3. **What does "gof" mean?**
This is like putting an input through two machines in a row. First, you put your starting input (x) into the 'f' machine to get f(x). Then, you take that result and put it into the 'g' machine to get g(f(x)).

4. **Can "gof" be "injective"?**
This means: If we take two different starting inputs (let's call them x1 and x2) and send them through the whole gof process, will they *always* end up with two different final outputs? Or, to put it another way, if g(f(x1)) happens to be the same as g(f(x2)), does that *always* mean that x1 and x2 *had* to be the same to begin with?

Let's think about a situation where g(f(x1)) = g(f(x2)).
Let's call what comes out of f "y". So, y1 = f(x1) and y2 = f(x2). Now we have g(y1) = g(y2).

* **Scenario 1: What if g is also injective (one-to-one)?**
If g is injective, then if g(y1) = g(y2), it *has* to mean that y1 = y2.
So, f(x1) = f(x2).
Now, remember f is bijective, which means it's also injective! So, if f(x1) = f(x2), it *has* to mean that x1 = x2.
In this scenario, yes! If g happens to be injective too, then gof is definitely injective.
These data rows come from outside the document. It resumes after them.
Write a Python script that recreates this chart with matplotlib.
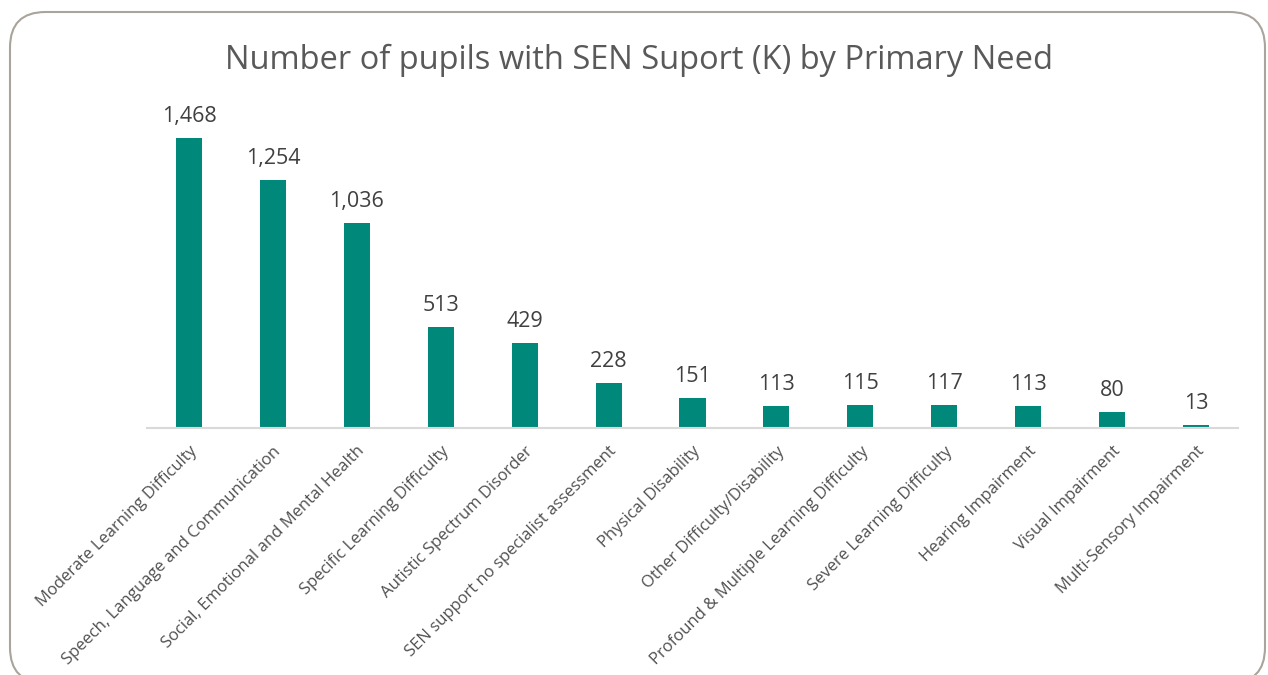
import matplotlib
matplotlib.use("Agg")
import matplotlib.pyplot as plt
from matplotlib.patches import FancyBboxPatch

plt.rcParams["font.family"] = ["Open Sans", "DejaVu Sans"]

# ── data ──
needs = [
    "Moderate Learning Difficulty",
    "Speech, Language and Communication",
    "Social, Emotional and Mental Health",
    "Specific Learning Difficulty",
    "Autistic Spectrum Disorder",
    "SEN support no specialist assessment",
    "Physical Disability",
    "Other Difficulty/Disability",
    "Profound & Multiple Learning Difficulty",
    "Severe Learning Difficulty",
    "Hearing Impairment",
    "Visual Impairment",
    "Multi-Sensory Impairment",
]
pupils = [1468, 1254, 1036, 513, 429, 228, 151, 113, 115, 117, 113, 80, 13]

BAR = "#00897b"
TXT = "#404040"

fig = plt.figure(figsize=(12.68, 6.75), dpi=100, facecolor="white")

# rounded chart border (bottom edge runs just off the picture)
fig.patches.append(FancyBboxPatch(
    (10 / 1268, -8 / 675), 1255 / 1268, 671 / 675,
    boxstyle="round,pad=0,rounding_size=0.028",
    transform=fig.transFigure, facecolor="none",
    edgecolor="#a9a49c", linewidth=1.5, mutation_aspect=1268 / 675,
))

ax = fig.add_axes([147 / 1268, 1 - 428 / 675, 1091 / 1268, 328 / 675])
x = range(len(needs))
ax.bar(x, pupils, width=0.31, color=BAR, zorder=2)
ax.set_xlim(-0.5, len(needs) - 0.5)
ax.set_ylim(0, 1660)

for xi, v in zip(x, pupils):
    ax.annotate(f"{v:,}", (xi, v), xytext=(0, 8), textcoords="offset points",
                ha="center", va="bottom", fontsize=15.5, color=TXT)

ax.set_xticks(list(x))
ax.set_xticklabels(needs, rotation=45, ha="right", rotation_mode="anchor",
                   fontsize=12, color="#505050")
ax.tick_params(axis="x", length=0, pad=11)
ax.set_yticks([])
for side in ("top", "right", "left"):
    ax.spines[side].set_visible(False)
ax.spines["bottom"].set_color("#d9d9d9")
ax.spines["bottom"].set_linewidth(1.5)

fig.text(639 / 1268, 1 - 60 / 675, "Number of pupils with SEN Suport (K) by Primary Need",
         ha="center", va="center", fontsize=23.5, color="#595959")

fig.savefig("out.png", dpi=100, facecolor="white")
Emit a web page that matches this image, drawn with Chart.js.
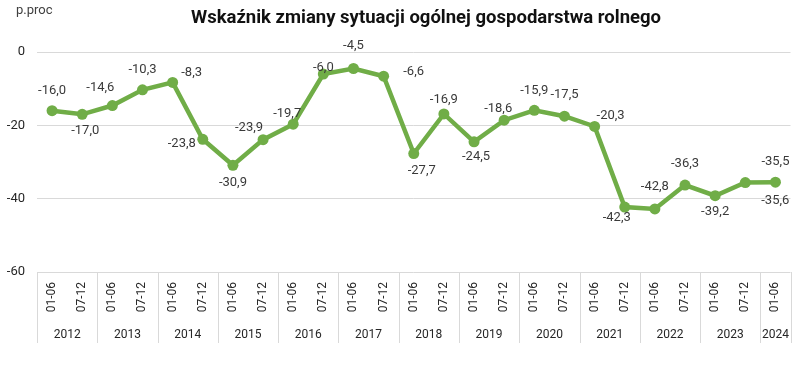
<!DOCTYPE html>
<html><head><meta charset="utf-8">
<script src="https://cdn.jsdelivr.net/npm/chart.js@4/dist/chart.umd.min.js"></script>
<style>html,body{margin:0;padding:0;background:#fff;}canvas{display:block;}</style>
</head><body>
<canvas id="c" width="800" height="366"></canvas>
<script>
const years = ['2012','2013','2014','2015','2016','2017','2018','2019','2020','2021','2022','2023','2024'];
const halves = ['01-06','07-12'];
const values = [-16.0,-17.0,-14.6,-10.3,-8.3,-23.8,-30.9,-23.9,-19.7,-6.0,-4.5,-6.6,-27.7,-16.9,-24.5,-18.6,-15.9,-17.5,-20.3,-42.3,-42.8,-36.3,-39.2,-35.6,-35.5];
const yMin = -60, yMax = 0, yStep = 20;
const title = 'Wskaźnik zmiany sytuacji ogólnej gospodarstwa rolnego';
const unitLabel = 'p.proc';
// label offsets (dx, dy) relative to each point
const labelOffsets = [[0,-20],[3,16],[-12,-18],[0,-20],[19,-10],[-21,4],[0,17],[-14,-12],[-6,-10],[0,-6],[0,-23],[30,-4],[8,17],[0,-14],[2,15],[-6,-11],[0,-20],[0,-21],[16,-11],[-8,11],[0,-22],[0,-21],[0,16],[30,18],[0,-20]];

const cats = years.flatMap(y => halves.map(h => ({year:y, half:h}))).slice(0, values.length);
const labels = cats.map(c => c.half);

const FONT = 'Roboto';
const GREEN = '#70ad47';
const GRID = '#d9d9d9';

const decor = {
  id: 'decor',
  afterDatasetsDraw(chart) {
    const ctx = chart.ctx;
    const meta = chart.getDatasetMeta(0);
    ctx.save();
    ctx.font = '13px ' + FONT;
    ctx.fillStyle = '#3a3a3a';
    ctx.textAlign = 'center';
    ctx.textBaseline = 'middle';
    meta.data.forEach((pt, i) => {
      const o = labelOffsets[i] || [0,-20];
      ctx.fillText(values[i].toFixed(1).replace('.', ','), pt.x + o[0], pt.y + o[1]);
    });
    ctx.restore();
  },
  afterDraw(chart) {
    const ctx = chart.ctx;
    const xs = chart.scales.x;
    const area = chart.chartArea;
    const half = (xs.getPixelForValue(1) - xs.getPixelForValue(0)) / 2;
    ctx.save();
    ctx.strokeStyle = GRID;
    ctx.lineWidth = 1;
    ctx.font = '12px ' + FONT;
    ctx.fillStyle = '#262626';
    ctx.textAlign = 'center';
    ctx.textBaseline = 'middle';
    const groups = [];
    cats.forEach((c, i) => {
      const g = groups[groups.length - 1];
      if (g && g.year === c.year) g.last = i; else groups.push({year:c.year, first:i, last:i});
    });
    const bottom = area.bottom + 71;
    const drawV = x => { ctx.beginPath(); ctx.moveTo(Math.round(x)+0.5, area.bottom); ctx.lineTo(Math.round(x)+0.5, bottom); ctx.stroke(); };
    groups.forEach(g => {
      const l = xs.getPixelForValue(g.first) - half;
      const r = xs.getPixelForValue(g.last) + half;
      drawV(l);
      ctx.fillText(g.year, (l + r) / 2, area.bottom + 63);
    });
    drawV(xs.getPixelForValue(cats.length - 1) + half);
    ctx.textAlign = 'center';
    ctx.textBaseline = 'alphabetic';
    ctx.fillStyle = '#111111';
    ctx.font = 'bold 18.5px ' + FONT;
    ctx.fillText(title, 426, 23);
    ctx.textAlign = 'left';
    ctx.fillStyle = '#404040';
    ctx.font = '13px ' + FONT;
    ctx.fillText(unitLabel, 16, 14);
    ctx.restore();
  }
};

new Chart(document.getElementById('c'), {
  type: 'line',
  data: {
    labels: labels,
    datasets: [{
      data: values,
      borderColor: GREEN,
      backgroundColor: GREEN,
      borderWidth: 4.5,
      pointRadius: 5.5,
      pointBackgroundColor: GREEN,
      pointBorderColor: GREEN,
      pointBorderWidth: 0,
      tension: 0,
      fill: false
    }]
  },
  options: {
    responsive: false,
    devicePixelRatio: 1,
    animation: false,
    layout: { padding: { top: 52, right: 8, left: 0, bottom: 0 } },
    plugins: { legend: { display: false }, title: { display: false }, tooltip: { enabled: false } },
    scales: {
      x: {
        type: 'category',
        offset: true,
        grid: { display: false, drawTicks: false },
        border: { display: false },
        ticks: {
          autoSkip: false, minRotation: 90, maxRotation: 90,
          font: { family: FONT, size: 12 }, color: '#262626', padding: 10
        },
        afterFit(s) { s.height = 94; }
      },
      y: {
        min: yMin, max: yMax,
        grid: { color: GRID, lineWidth: 1, drawTicks: false },
        border: { display: false },
        ticks: { stepSize: yStep, font: { family: FONT, size: 13 }, color: '#262626', padding: 12 },
        afterFit(s) { s.width = 37; }
      }
    }
  },
  plugins: [decor]
});
</script>
</body></html>
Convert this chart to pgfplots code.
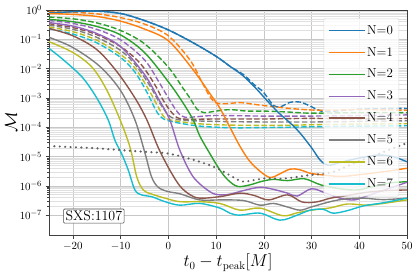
\documentclass[border=0pt]{standalone}
\usepackage{pgfplots}
\pgfplotsset{compat=1.18}
\definecolor{c0}{HTML}{1F77B4}
\definecolor{c1}{HTML}{FF7F0E}
\definecolor{c2}{HTML}{2CA02C}
\definecolor{c3}{HTML}{9467BD}
\definecolor{c4}{HTML}{8C564B}
\definecolor{c5}{HTML}{7F7F7F}
\definecolor{c6}{HTML}{BCBD22}
\definecolor{c7}{HTML}{17BECF}
\begin{document}
\begin{tikzpicture}
\begin{axis}[
  scale only axis, width=358bp, height=225bp,
  xmin=-25, xmax=50, ymode=log, ymin=2.1e-8, ymax=1,
  xtick={-20,-10,0,10,20,30,40,50},
  ytick={1e-7,1e-6,1e-5,1e-4,1e-3,1e-2,1e-1,1},
  grid=both,
  major grid style={black!22, line width=0.6pt},
  minor grid style={black!12, line width=0.4pt},
  axis line style={black!75, line width=0.7pt},
  tick align=outside, tick pos=left,
  major tick length=3.5bp, minor tick length=2bp,
  every tick/.style={black!75, line width=0.6pt},
  tick label style={font=\fontsize{11}{13}\selectfont},
  xlabel={$t_0 - t_{\rm peak}[M]$},
  ylabel={$\mathcal{M}$},
  xlabel style={font=\fontsize{16}{18}\selectfont, yshift=3bp},
  ylabel style={font=\fontsize{16}{18}\selectfont, yshift=-4bp},
  legend style={at={(0.978,0.964)}, anchor=north east, draw=black!15,
    fill=white, fill opacity=0.8, text opacity=1, draw opacity=1,
    rounded corners=2pt, font=\fontsize{13}{15}\selectfont,
    row sep=7.6bp, inner xsep=4bp, inner ysep=5bp},
  legend cell align=left,
  legend image code/.code={\draw[#1] (0bp,0bp) -- (30bp,0bp); \path (0bp,0bp) -- (36bp,0bp);},
  every axis plot/.append style={line width=1.4pt, smooth, tension=0.55},
  dash/.style={dash pattern=on 5.5bp off 2.4bp},
]
% ---------- dashed ----------
\addplot[c0, dash, forget plot] coordinates {(-25,0.794) (-20,0.871) (-15,0.912) (-10,0.759) (-5,0.437) (0,0.209) (5,7.94e-2) (10,2.63e-2) (13,1.17e-2) (15.7,6.31e-3) (18,2.82e-3) (19.9,1.58e-3) (22,5.62e-4) (23.5,5.01e-4) (25.5,7.08e-4) (27.6,7.24e-4) (30,5.01e-4) (32,3.55e-4) (35,3.55e-4) (40,4.17e-4) (45,4.37e-4) (50,4.37e-4)};
\addplot[c1, dash, forget plot] coordinates {(-25,0.871) (-20,0.832) (-15,0.741) (-10,0.550) (-5,0.331) (0,0.132) (4.5,2.0e-2) (7,3.55e-3) (8.7,1.12e-3) (10,6.76e-4) (12,6.31e-4) (15,6.92e-4) (18,6.03e-4) (22,5.01e-4) (27,4.17e-4) (32,3.80e-4) (40,3.98e-4) (50,3.80e-4)};
\addplot[c2, dash, forget plot] coordinates {(-25,0.575) (-20,0.501) (-15,0.363) (-10,0.200) (-5,7.08e-2) (0,1.12e-2) (3,2.24e-3) (4.5,1.0e-3) (6,4.17e-4) (7.5,3.16e-4) (10,3.55e-4) (13,3.98e-4) (16.5,3.55e-4) (20,3.55e-4) (25,3.31e-4) (30,3.02e-4) (40,3.16e-4) (50,3.16e-4)};
\addplot[c3, dash, forget plot] coordinates {(-25,0.437) (-20,0.347) (-15,0.219) (-10,9.55e-2) (-5,2.0e-2) (-2,3.55e-3) (0,1.0e-3) (2,3.16e-4) (3.5,2.19e-4) (6,2.29e-4) (10,2.51e-4) (20,2.40e-4) (30,2.40e-4) (40,2.51e-4) (50,2.63e-4)};
\addplot[c4, dash, forget plot] coordinates {(-25,0.339) (-20,0.251) (-15,0.145) (-10,5.62e-2) (-6,1.58e-2) (-3,3.16e-3) (-1,7.94e-4) (1,2.82e-4) (3,1.91e-4) (10,1.91e-4) (20,1.91e-4) (30,2.0e-4) (40,1.91e-4) (50,2.0e-4)};
\addplot[c5, dash, forget plot] coordinates {(-25,0.302) (-20,0.219) (-15,0.117) (-10,4.17e-2) (-7,1.41e-2) (-4,2.82e-3) (-1.5,5.62e-4) (0.5,2.24e-4) (3,1.74e-4) (10,1.58e-4) (20,1.51e-4) (30,1.51e-4) (40,1.58e-4) (50,1.66e-4)};
\addplot[c6, dash, forget plot] coordinates {(-25,0.263) (-20,0.182) (-15,9.33e-2) (-10,3.02e-2) (-7,1.05e-2) (-4,1.78e-3) (-2,4.47e-4) (-0.5,2.0e-4) (3,1.51e-4) (8,1.26e-4) (15,1.17e-4) (25,1.17e-4) (35,1.26e-4) (50,1.32e-4)};
\addplot[c7, dash, forget plot] coordinates {(-25,0.229) (-20,0.151) (-15,7.59e-2) (-10,2.40e-2) (-7,7.59e-3) (-4.5,1.58e-3) (-2.5,3.55e-4) (-1,1.91e-4) (2,1.41e-4) (6,1.12e-4) (10,1.0e-4) (15,9.55e-5) (25,1.0e-4) (35,1.07e-4) (50,1.12e-4)};
% ---------- solid ----------
\addplot[c0] coordinates {(-25,0.794) (-20,0.871) (-15,0.912) (-10,0.759) (-5,0.437) (0,0.209) (5,7.94e-2) (10,2.63e-2) (13,1.17e-2) (15.7,5.62e-3) (18.5,2.0e-3) (21,7.08e-4) (23.4,2.82e-4) (25.5,1.41e-4) (27.6,6.31e-5) (30,2.0e-5) (31.8,7.59e-6) (33.5,5.01e-6) (36,6.31e-6) (40,8.91e-6) (44,1.12e-5) (47,1.0e-5) (50,6.61e-6)};
\addlegendentry{N=0}
\addplot[c1] coordinates {(-25,0.759) (-20,0.708) (-15,0.603) (-10,0.417) (-5,0.224) (0,8.91e-2) (5,1.0e-2) (8.7,1.41e-3) (10.8,4.47e-4) (12.9,1.0e-4) (15,2.24e-5) (17,7.08e-6) (19.2,3.16e-6) (21.3,1.91e-6) (23,2.40e-6) (25.5,3.72e-6) (27.5,3.55e-6) (29.7,2.69e-6) (32,2.40e-6) (36,2.09e-6) (40,2.40e-6) (45,3.02e-6) (50,3.98e-6)};
\addlegendentry{N=1}
\addplot[c2] coordinates {(-25,0.479) (-20,0.398) (-15,0.275) (-10,0.141) (-5,3.55e-2) (0,3.55e-3) (3,7.08e-4) (5.2,1.78e-4) (6.6,5.01e-5) (8.7,1.26e-5) (10.8,3.47e-6) (12.5,1.58e-6) (14.5,9.55e-7) (17,1.07e-6) (19.5,1.41e-6) (22,1.66e-6) (25,1.51e-6) (28.5,1.74e-6) (32,1.07e-6) (36,7.94e-7) (39.5,7.24e-7) (43,9.55e-7) (46.5,1.26e-6) (50,1.38e-6)};
\addlegendentry{N=2}
\addplot[c3] coordinates {(-25,0.372) (-20,0.282) (-15,0.158) (-10,5.62e-2) (-5,6.31e-3) (-2,8.91e-4) (0.3,1.78e-4) (2.4,1.66e-5) (5.2,2.04e-6) (8.7,6.31e-7) (10.8,4.90e-7) (13,5.25e-7) (16,7.08e-7) (19.2,8.91e-7) (22,7.59e-7) (25,5.62e-7) (27,4.47e-7) (30,7.94e-7) (33,5.62e-7) (36,3.80e-7) (39,3.31e-7) (42,4.79e-7) (46,7.94e-7) (50,1.32e-6)};
\addlegendentry{N=3}
\addplot[c4] coordinates {(-25,0.234) (-20,0.132) (-15,4.47e-2) (-10.8,7.94e-3) (-7,1.0e-3) (-4.5,1.78e-4) (-2.1,2.0e-5) (0.3,3.47e-6) (2.4,1.0e-6) (4.5,5.01e-7) (6.6,3.80e-7) (10.8,4.27e-7) (15,5.62e-7) (18,4.68e-7) (21,3.31e-7) (25,4.90e-7) (28,2.82e-7) (31,2.82e-7) (34,3.80e-7) (37.5,4.68e-7) (41.6,6.03e-7) (46,6.92e-7) (50,7.24e-7)};
\addlegendentry{N=4}
\addplot[c5] coordinates {(-25,0.117) (-20,5.25e-2) (-14.3,1.17e-2) (-10,1.78e-3) (-7,1.78e-4) (-4.9,1.32e-5) (-3.5,2.0e-6) (-2.1,8.91e-7) (0,6.31e-7) (2.4,5.37e-7) (6.6,3.31e-7) (10.8,3.31e-7) (15.7,3.16e-7) (19.2,2.19e-7) (22,2.51e-7) (24.9,1.91e-7) (27.6,1.48e-7) (30,1.91e-7) (33.9,2.88e-7) (37,3.55e-7) (40.8,3.80e-7) (45,3.39e-7) (50,3.80e-7)};
\addlegendentry{N=5}
\addplot[c6] coordinates {(-25,8.32e-2) (-20,3.55e-2) (-16,1.12e-2) (-13,2.0e-3) (-10.1,1.78e-4) (-8,2.0e-5) (-6.6,2.0e-6) (-5.2,7.08e-7) (-3.5,5.25e-7) (-0.7,3.80e-7) (2.4,2.88e-7) (6.6,2.88e-7) (10.8,2.51e-7) (15,1.48e-7) (19.2,1.74e-7) (24,9.55e-8) (27,1.20e-7) (30,1.48e-7) (34,1.78e-7) (37.5,2.40e-7) (41.6,2.19e-7) (45,2.51e-7) (50,3.31e-7)};
\addlegendentry{N=6}
\addplot[c7] coordinates {(-25,4.90e-2) (-22,2.0e-2) (-18,5.01e-3) (-15,1.0e-3) (-12.6,1.78e-4) (-11.2,3.63e-5) (-9.8,1.26e-5) (-8.4,3.47e-6) (-7,7.24e-7) (-5.6,4.90e-7) (-3.5,4.27e-7) (-0.7,2.88e-7) (2.4,2.19e-7) (6.6,2.51e-7) (10.8,1.74e-7) (12.9,1.17e-7) (15,1.0e-7) (19.2,1.17e-7) (23.4,6.76e-8) (27,1.0e-7) (29.7,1.48e-7) (32.4,1.58e-7) (34.5,1.17e-7) (37.4,1.41e-7) (41,2.09e-7) (45,2.63e-7) (50,3.80e-7)};
\addlegendentry{N=7}
% ---------- dotted ----------
\addplot[black!62, forget plot, line width=2.4pt, line cap=round, dash pattern=on 0pt off 5.4bp] coordinates {(-25,2.29e-5) (-20,2.09e-5) (-15,1.91e-5) (-10,1.66e-5) (-5,1.45e-5) (0,1.26e-5) (5,7.94e-6) (8.7,5.01e-6) (10.8,3.55e-6) (13,2.24e-6) (15.5,1.41e-6) (18,1.58e-6) (20.6,1.82e-6) (23.5,1.74e-6) (26,1.91e-6) (29.7,2.34e-6) (32,2.51e-6) (35,3.16e-6) (40,7.08e-6) (45,1.41e-5) (49,2.51e-5) (50,2.82e-5)};
\node[draw=black!70, fill=white, line width=0.7pt, rounded corners=1pt, inner sep=2pt, font=\fontsize{14}{16}\selectfont] at (axis cs:-15.6,9.3e-8) {SXS:1107};
\end{axis}
\pgfresetboundingbox
\path[use as bounding box] ([xshift=-49bp,yshift=-42bp]current axis.south west) rectangle ([xshift=8bp,yshift=10bp]current axis.north east);
\end{tikzpicture}
\end{document}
* **Scenario 2: What if g is NOT injective?**
The problem only says g is "surjective," so it doesn't *have* to be injective. This means g *could* take two different inputs (like y1 and y2, where y1 is NOT equal to y2) and still give the same output (g(y1) = g(y2)).
Since f is bijective, it's also surjective. This means for any y (like y1 or y2), there's a starting x that f maps to it. And because f is injective, if y1 and y2 are different, then x1 and x2 must also be different.
So, it's possible to find two different x's (x1 and x2) such that f(x1) and f(x2) are different, but when you put them through g, they end up with the same final output (g(f(x1)) = g(f(x2))). In *this* situation, gof would *not* be injective.

The question asks "can gof be injective?". Since we found at least one situation (Scenario 1, where g is also injective) where it *can* be, the answer is "Yes"!